Employees in the 41 states that levy a broad-based personal income tax must address state withholding separately. These states require employees to complete a state-specific withholding certificate, which acts as the state equivalent of the federal W-4. Examples include the California DE 4 or the New York IT-2104.
The eligibility rules for claiming state exemption often mirror the federal two-part zero-liability test but are not identical. States may have different standard deduction amounts or tax credits that influence the calculation of zero tax liability. Taxpayers must consult their state’s revenue department guidelines to determine their specific eligibility.
A taxpayer might qualify for federal exempt status but still have a projected state income tax liability. This occurs when the state’s tax structure differs significantly from the federal structure. The taxpayer would file “Exempt” on the federal W-4 but file a standard, non-exempt state form.
The process for claiming state exemption involves marking a specific line or box on the relevant state form. Employees must complete the state form in its entirety, even if the instructions reference federal criteria. Failure to submit the state-specific form means the employer will generally withhold state tax based on a default single-person rate.

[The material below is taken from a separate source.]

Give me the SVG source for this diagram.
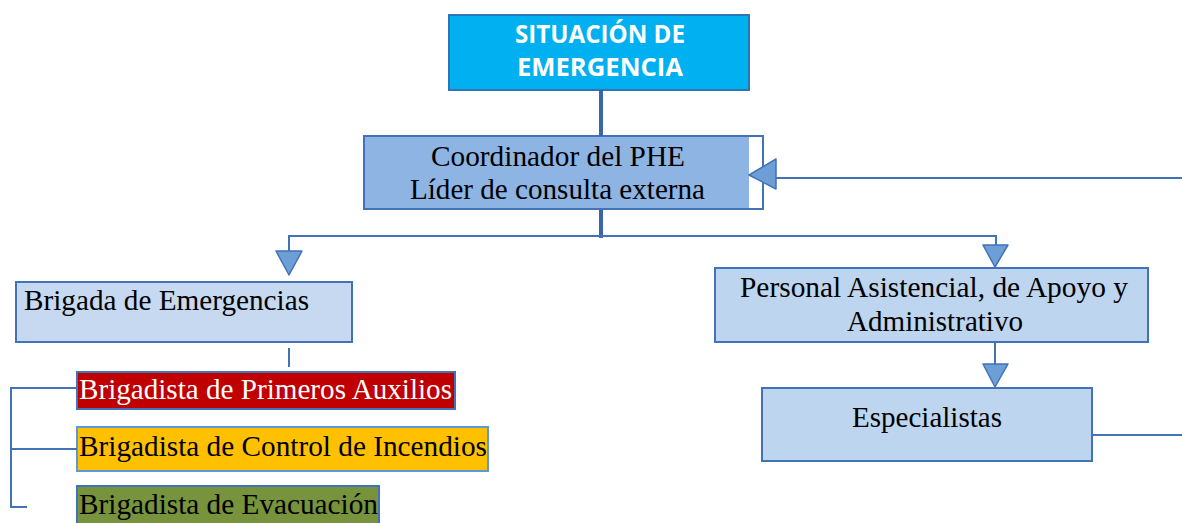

Further complexity is introduced by local income taxes, levied by cities or counties in certain states like Pennsylvania, Ohio, and Indiana. Employees subject to these local taxes must often complete a third, separate local withholding form to claim any applicable local exemption. The rules for local exemptions are typically restrictive and often do not allow for a full exemption.
Taxpayers must submit the federal W-4, the state form, and the local form separately to the employer. Treating the federal exemption as a universal pass for all income taxes is a common administrative error. Taxpayers must meticulously track all three levels of withholding to avoid end-of-year tax surprises.